ITALO DIMODICA: (Speaking Italian).

GOLDMAN: And what did that mean?

DIMODICA: Thank you for the memories and good luck for everything.

GOLDMAN: With one final forehand drive, Pennetta sealed her memory of a lifetime. She won 7-6, 6-2, her all-around game - ground strokes, net play, court coverage, serve - was good enough, she said afterwards - good, not great.

(SOUNDBITE OF ARCHIVED RECORDING)

FLAVIA PENNETTA: I didn't play my best tennis today. I have to say I was scared (laughter) inside from the beginning. It was not easy for me to hit the ball in the same way that I did yesterday.

GOLDMAN: That was Friday, when Pennetta easily beat number two seed Simona Halep, an impressive win that was all but forgotten after Vinci's upset for the ages over Serena Williams. For all the crazy glory of that Grand Slam-foiling win, Vinci says it took its toll in the final.

(SOUNDBITE OF ARCHIVED RECORDING)

ROBERTA VINCI: I was tired. I was tired, especially the first set.

GOLDMAN: Understandable, considering the emotional experience just 24 hours before - the win over Williams and the endearing on-court interview right after that turned tennis fans into Roberta Vinci fans.

(SOUNDBITE OF ARCHIVED RECORDING)

VINCI: Then the person say, congratulations, good job. 'Cause I beat Serena? No, for your interview. Ah, grazie. OK.

GOLDMAN: But Saturday, the kudos were for Pennetta, on a great tournament and surprisingly, a great career. After getting the winner's trophy, she sprang this on the crowd.

(SOUNDBITE OF ARCHIVED RECORDING)

PENNETTA: And this is the way I would like to say goodbye to tennis.

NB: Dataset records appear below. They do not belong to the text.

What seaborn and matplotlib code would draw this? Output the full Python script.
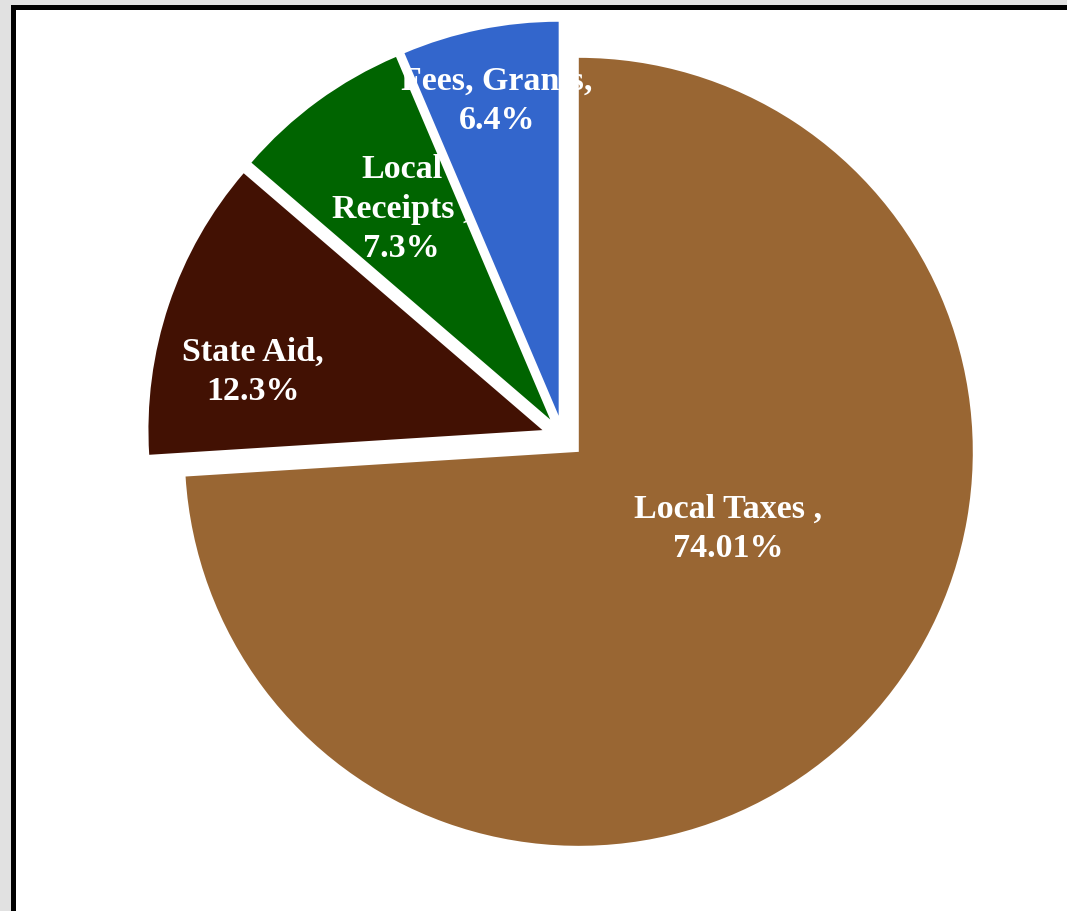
import matplotlib
matplotlib.use("Agg")
import matplotlib.pyplot as plt
from matplotlib.patches import Rectangle
import seaborn as sns

sns.set_theme(style="white")
plt.rcParams['font.family'] = ['Liberation Serif', 'DejaVu Serif']

# ---- data ----
categories = ["Local Taxes ,", "State Aid,", "Local\nReceipts ,", "Fees, Grants,"]
pct_labels = ["74.01%", "12.3%", "7.3%", "6.4%"]
values = [74.01, 12.3, 7.3, 6.4]
colors = ["#996633", "#421103", "#006400", "#3366CC"]

# ---- layout (label centres in axes data units, radius = 1) ----
label_pos = [(0.419, -0.231), (-0.787, 0.167), (-0.409, 0.581), (-0.168, 0.855)]

W, H, DPI = 1067, 912, 100
fig = plt.figure(figsize=(W / DPI, H / DPI), dpi=DPI)
fig.patch.set_facecolor("#e1e1e1")

# white panel with black frame (extends past right and bottom edges)
frame = Rectangle((12.5 / W, -0.2), 1.3, (H - 7.75) / H + 0.2,
                  transform=fig.transFigure, facecolor="white",
                  edgecolor="black", linewidth=3.6, zorder=0)
fig.add_artist(frame)

ax = fig.add_axes([0, 0, 1, 1])
ax.patch.set_visible(False)

wedges, _ = ax.pie(values, colors=colors, startangle=90, counterclock=False,
                   explode=[0.055] * len(values), radius=1.0,
                   wedgeprops=dict(linewidth=0))

R = 394.0
cx, cy = 563.0, H - 438.0
ax.set_aspect("auto")
ax.set_xlim(-cx / R, (W - cx) / R)
ax.set_ylim(-cy / R, (H - cy) / R)
ax.axis("off")

for cat, pct, (x, y) in zip(categories, pct_labels, label_pos):
    ax.text(x, y, f"{cat}\n{pct}", ha="center", va="center", color="white",
            fontsize=24.5, fontweight="bold", linespacing=1.34, zorder=5)

fig.savefig("out.png", dpi=DPI, facecolor=fig.get_facecolor())
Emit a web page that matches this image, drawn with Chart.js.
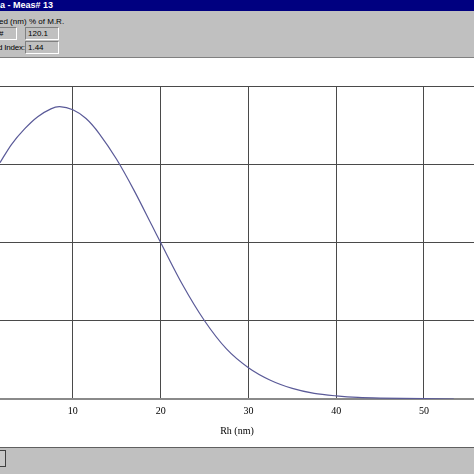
<!DOCTYPE html>
<html>
<head>
<meta charset="utf-8">
<script src="https://cdn.jsdelivr.net/npm/chart.js@4/dist/chart.umd.min.js"></script>
<style>
  html, body { margin: 0; padding: 0; width: 474px; height: 474px; overflow: hidden; background: #ffffff; font-family: "Liberation Sans", Arial, sans-serif; }
  .titre { position: absolute; left: 0; top: 0; width: 474px; height: 11px; background: #000080; color: #ffffff; font: bold 9px "Liberation Sans", sans-serif; line-height: 11px; white-space: nowrap; }
  .panneau { position: absolute; left: 0; top: 11px; width: 474px; height: 46px; background: #c0c0c0; border-bottom: 1px solid #808080; }
  .lbl { position: absolute; font-size: 8px; color: #000; white-space: nowrap; line-height: 10px; }
  .boite { position: absolute; height: 11px; background: #c0c0c0; border-top: 1px solid #808080; border-left: 1px solid #808080; border-bottom: 1px solid #ffffff; border-right: 1px solid #ffffff; font-size: 8px; line-height: 11px; padding-left: 2px; box-sizing: content-box; }
  .bas { position: absolute; left: 0; top: 447px; width: 474px; height: 27px; background: #c0c0c0; border-top: 1px solid #606060; }
  .bouton { position: absolute; left: -3px; top: 2px; width: 7px; height: 15px; border: 1px solid #404040; background: #c8c8c8; }
  #zone { position: absolute; left: 0; top: 59px; width: 474px; height: 388px; }
</style>
</head>
<body>
<div class="titre">a - Meas# 13</div>
<div class="panneau">
  <div class="lbl" style="left:-1px; top:6px;">ed (nm)</div>
  <div class="lbl" style="left:29px; top:6px;">% of M.R.</div>
  <div class="boite" style="left:-4px; top:16px; width:17px;">#</div>
  <div class="boite" style="left:25px; top:16px; width:30px;">120.1</div>
  <div class="lbl" style="left:-2px; top:32px; letter-spacing:-0.2px;">d Index:</div>
  <div class="boite" style="left:25px; top:30px; width:30px;">1.44</div>
</div>
<div id="zone"><canvas id="graphique" width="474" height="388"></canvas></div>
<div class="bas"><div class="bouton"></div></div>

<script>
// Données (rayon hydrodynamique en nm, intensité relative)
const rayons = [1.7, 3, 4.5, 6, 7.5, 8.5, 10, 11.5, 13, 15, 17, 19, 20, 22.5, 25, 27.5, 30, 32.5, 35, 37.5, 40, 42.5, 45, 50, 53.4];
const intensites = [75.5, 81.3, 86.3, 90.2, 92.7, 93.4, 92.4, 89.6, 84.8, 76.5, 66.5, 55.5, 50.0, 36.5, 25.0, 16.0, 10.0, 6.0, 3.4, 1.8, 1.0, 0.5, 0.3, 0.1, 0.0];

const X_MIN = 1.7;
const X_MAX = 55.7;
const Y_MAX = 100;
const PAS_Y = 25;

const points = rayons.map((r, i) => ({ x: r, y: intensites[i] }));

new Chart(document.getElementById('graphique'), {
    type: 'line',
    data: {
        datasets: [{
            data: points,
            borderColor: '#5a5a98',
            borderWidth: 1.2,
            pointRadius: 0,
            tension: 0.3,
            fill: false
        }]
    },
    options: {
        responsive: false,
        animation: false,
        layout: { padding: { top: 27, left: 0, right: 0, bottom: 0 } },
        plugins: { legend: { display: false }, tooltip: { enabled: false } },
        scales: {
            x: {
                type: 'linear',
                min: X_MIN,
                max: X_MAX,
                afterFit: (s) => { s.height = 48; },
                ticks: {
                    stepSize: 10,
                    includeBounds: false,
                    padding: 6,
                    color: '#000',
                    font: { family: '"Liberation Serif", "Times New Roman", serif', size: 10 }
                },
                grid: { color: '#4a4a4a', lineWidth: 1, drawTicks: false },
                border: { display: true, color: '#8a8a8a', width: 2 },
                title: {
                    display: true,
                    text: 'Rh (nm)',
                    color: '#000',
                    padding: { top: 0, bottom: 10 },
                    font: { family: '"Liberation Serif", "Times New Roman", serif', size: 10 }
                }
            },
            y: {
                min: 0,
                max: Y_MAX,
                afterFit: (s) => { s.width = 0; },
                ticks: { stepSize: PAS_Y, display: false },
                grid: { color: '#4a4a4a', lineWidth: 1, drawTicks: false },
                border: { display: false }
            }
        }
    }
});
</script>
</body>
</html>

GOLDMAN: Pennetta announced a kind of rolling retirement. She said it's her last U.S. Open, adding later she'll play until the end of the year. After nearly 15 years as a pro, Pennetta said, it's getting hard to compete. I don't feel like I have the power anymore. Certainly, it took all she had Saturday to beat an opponent who Pennetta calls her sister. But after their warm embrace at net, followed by a trophy, a $3.3 million check and congrats from the prime minister, the power was all hers. As she said, my life is perfect. Tom Goldman, NPR News, New York.